On 2/25/22 9:52 AM, Yucong Sun wrote:
In a previous commit (1), BPF preload process was switched from user
For commit, you can just say in:
In commit cb80ddc67152 ("bpf: Convert bpf_preload.ko to use light
skeleton."), BPF preload process ...
People uses reference ([1]) is for web links.
mode process to use in-kernel light skeleton instead. However, in the
kernel context the available fd starts from 0, instead of normally 3 for
user mode process. and the preload process leaked two FDs, taking over
FD 0 and 1. This which later caused issues when kernel trys to setup
stdin/stdout/stderr for init process, assuming fd 0,1,2 is available.
As seen here:
Before fix:
ls -lah /proc/1/fd/*
lrwx------1 root root 64 Feb 23 17:20 /proc/1/fd/0 -> /dev/null
lrwx------ 1 root root 64 Feb 23 17:20 /proc/1/fd/1 -> /dev/null
lrwx------ 1 root root 64 Feb 23 17:20 /proc/1/fd/2 -> /dev/console
lrwx------ 1 root root 64 Feb 23 17:20 /proc/1/fd/6 -> /dev/console
lrwx------ 1 root root 64 Feb 23 17:20 /proc/1/fd/7 -> /dev/console
After Fix / Normal:
ls -lah /proc/1/fd/*
lrwx------ 1 root root 64 Feb 24 21:23 /proc/1/fd/0 -> /dev/console
lrwx------ 1 root root 64 Feb 24 21:23 /proc/1/fd/1 -> /dev/console
lrwx------ 1 root root 64 Feb 24 21:23 /proc/1/fd/2 -> /dev/console
In this patch:
- skel_closenz was changed to skel_closegez to correctly handle
FD=0 case.
- various places detecting FD > 0 was changed to FD >= 0.
- Call iterators_skel__detach() funciton to release FDs after links
are obtained.
1: commit cb80ddc67152 ("bpf: Convert bpf_preload.ko to use light skeleton.")
You don't need the above line.
Fixes: commit cb80ddc67152 ("bpf: Convert bpf_preload.ko to use light skeleton.")
Signed-off-by: Yucong Sun <fallentree@xxxxxx>
LGTM. One comment below.
Acked-by: Yonghong Song <yhs@xxxxxx>
V2 -> V1: rename skel_closenez to skel_closegez, added comment as
requested.
---
kernel/bpf/preload/bpf_preload_kern.c | 4 ++++
kernel/bpf/preload/iterators/iterators.lskel.h | 16 +++++++++-------
tools/bpf/bpftool/gen.c | 9 +++++----
tools/lib/bpf/skel_internal.h | 8 ++++----
4 files changed, 22 insertions(+), 15 deletions(-)
diff --git a/kernel/bpf/preload/bpf_preload_kern.c b/kernel/bpf/preload/bpf_preload_kern.c
index 30207c048d36..3cc8bbfd15b1 100644
--- a/kernel/bpf/preload/bpf_preload_kern.c
+++ b/kernel/bpf/preload/bpf_preload_kern.c
@@ -14,6 +14,8 @@ static void free_links_and_skel(void)
bpf_link_put(maps_link);
if (!IS_ERR_OR_NULL(progs_link))
bpf_link_put(progs_link);
+ /* __detach() was already called before this, __destory() will call it again, but
+ with no effect. */
iterators_bpf__destroy(skel);
This is not the right place to put the comment as free_links_and_skel()
is also called in load_skel() in failure path.
}
@@ -54,6 +56,8 @@ static int load_skel(void)
err = PTR_ERR(progs_link);
goto out;
}
+ /* Release all FDs */
+ iterators_bpf__detach(skel);
How about we put the comments in free_links_and_skel() here.
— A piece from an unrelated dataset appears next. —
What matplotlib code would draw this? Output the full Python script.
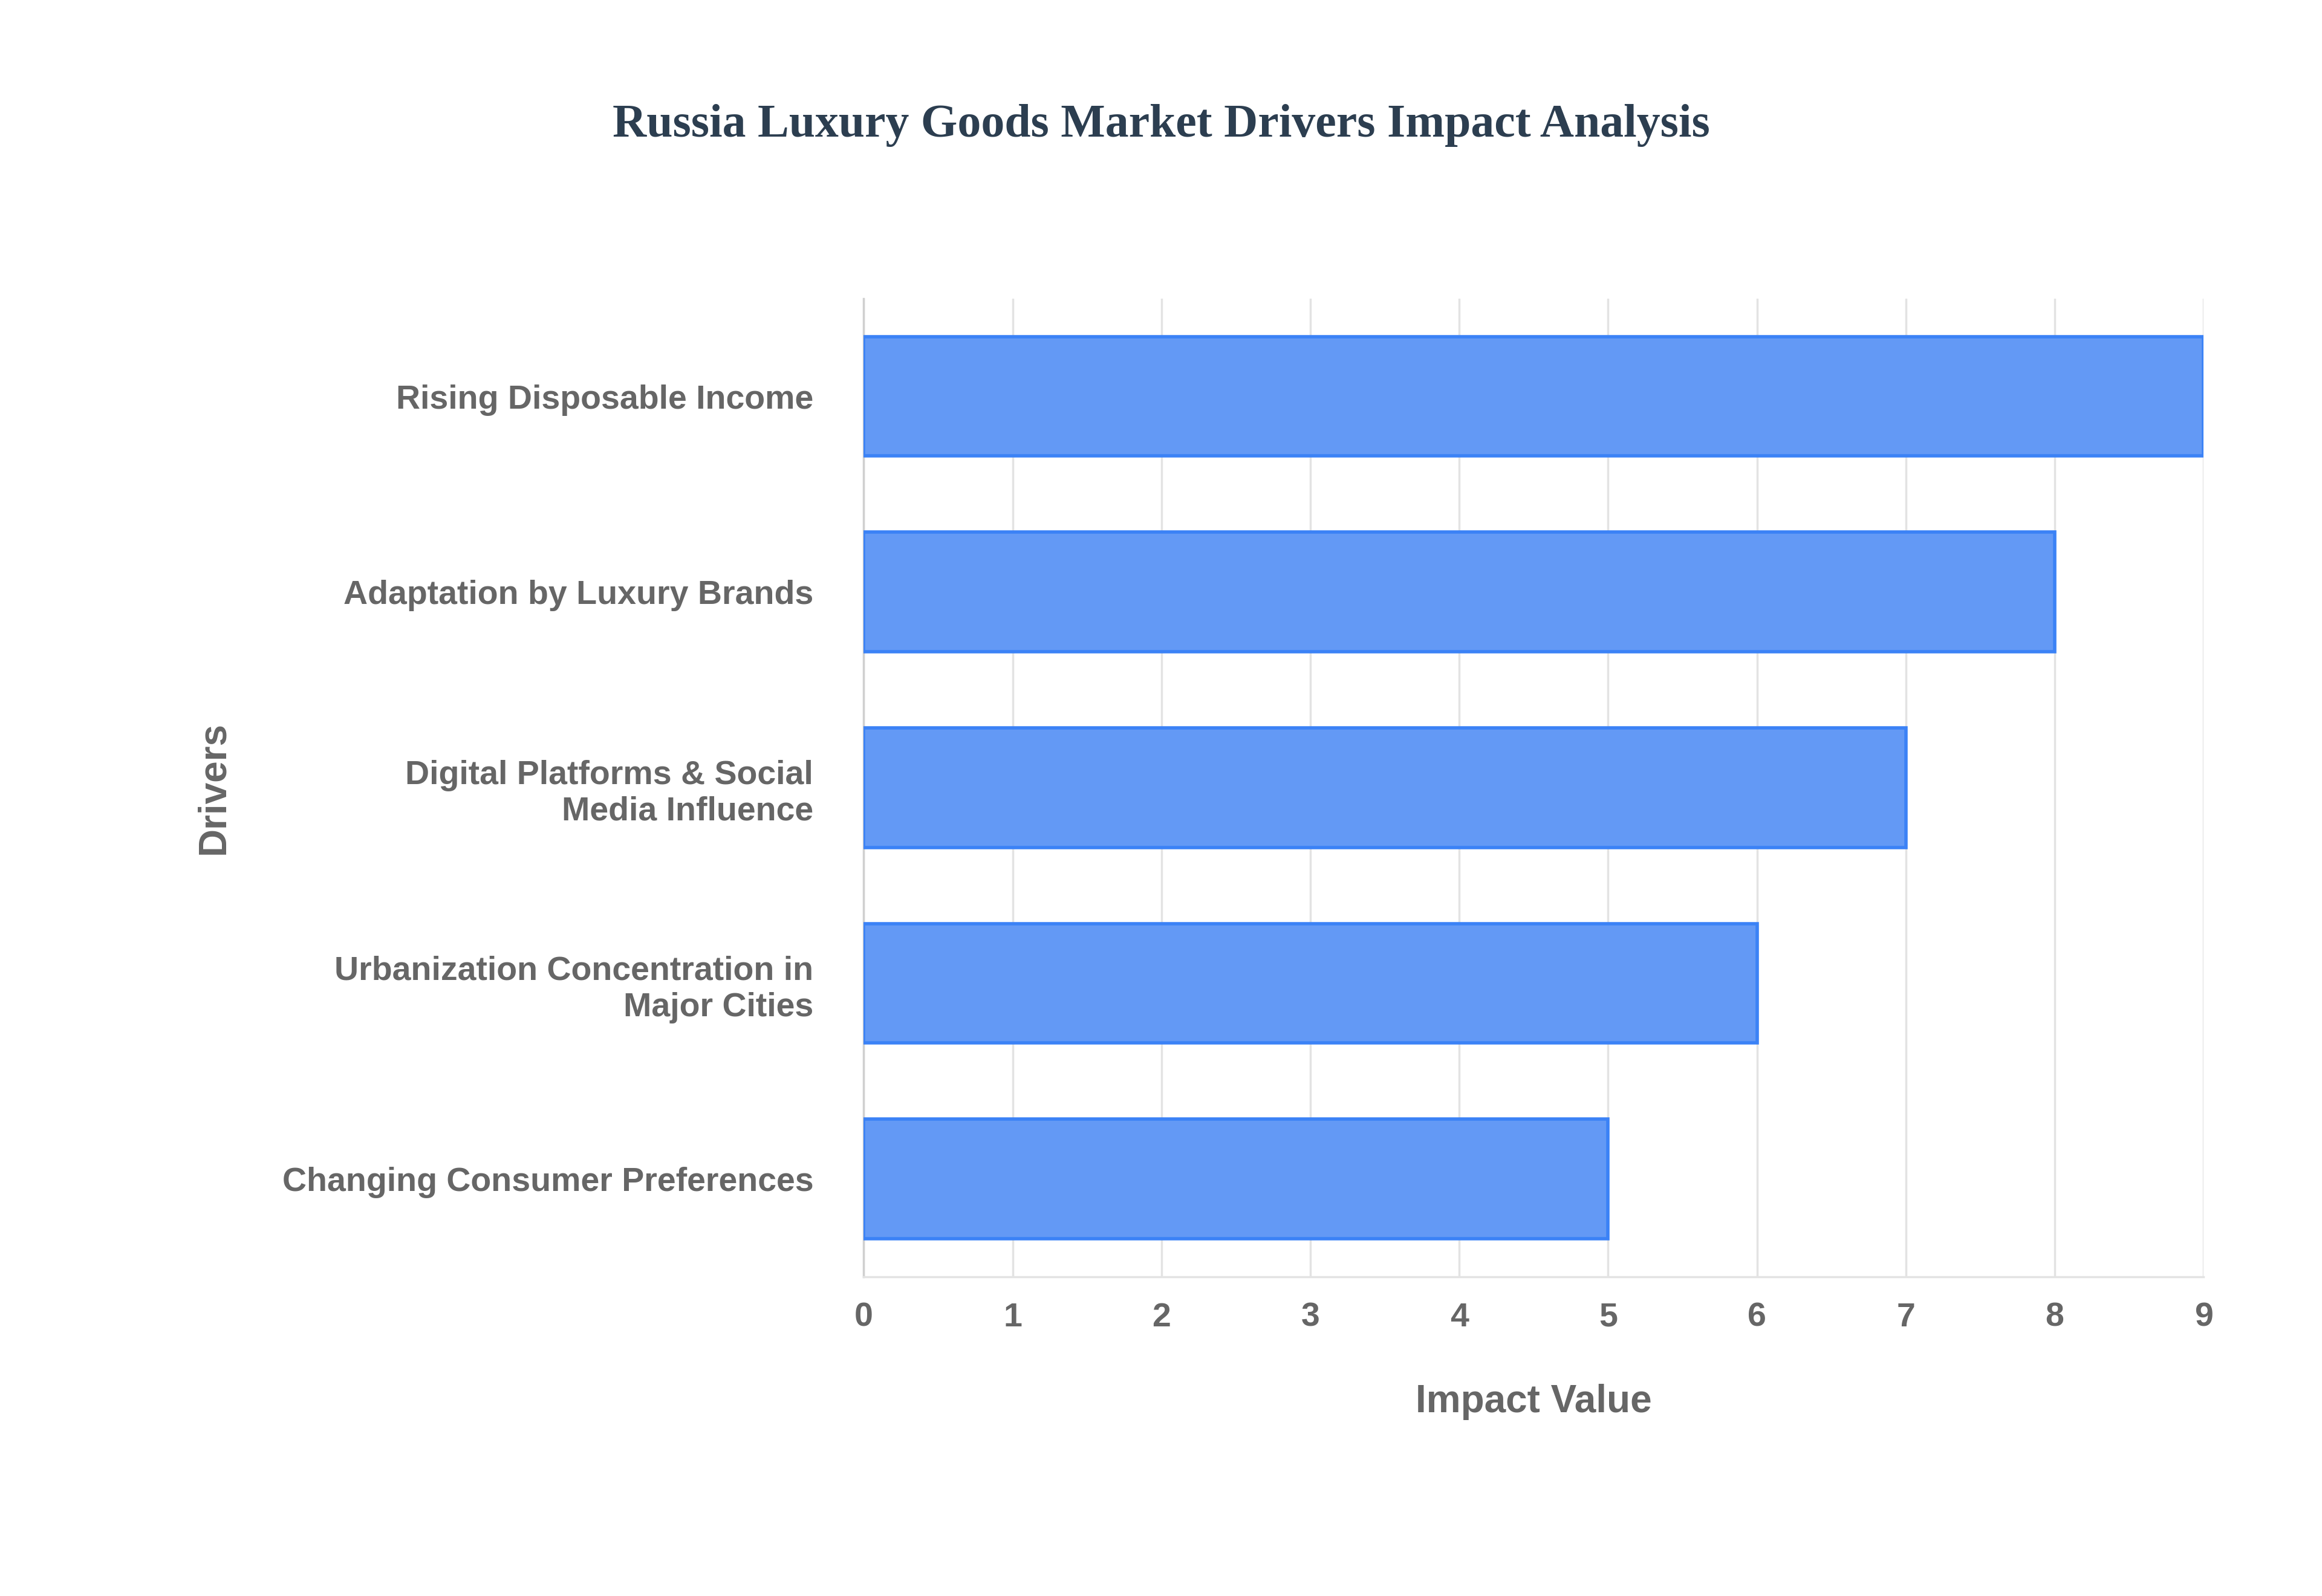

The
comments can be something like:
/* Release all FDs to avoid impacting stdin/stdout/stderr setup
* in init process. Later call of this function in
iterators_bpf__destroy() will be a noop. */
return 0;
out:
free_links_and_skel();
diff --git a/kernel/bpf/preload/iterators/iterators.lskel.h b/kernel/bpf/preload/iterators/iterators.lskel.h
index 70f236a82fe1..6a93538fa69f 100644
--- a/kernel/bpf/preload/iterators/iterators.lskel.h
+++ b/kernel/bpf/preload/iterators/iterators.lskel.h
@@ -28,7 +28,7 @@ iterators_bpf__dump_bpf_map__attach(struct iterators_bpf *skel)
int prog_fd = skel->progs.dump_bpf_map.prog_fd;
int fd = skel_link_create(prog_fd, 0, BPF_TRACE_ITER);
[...]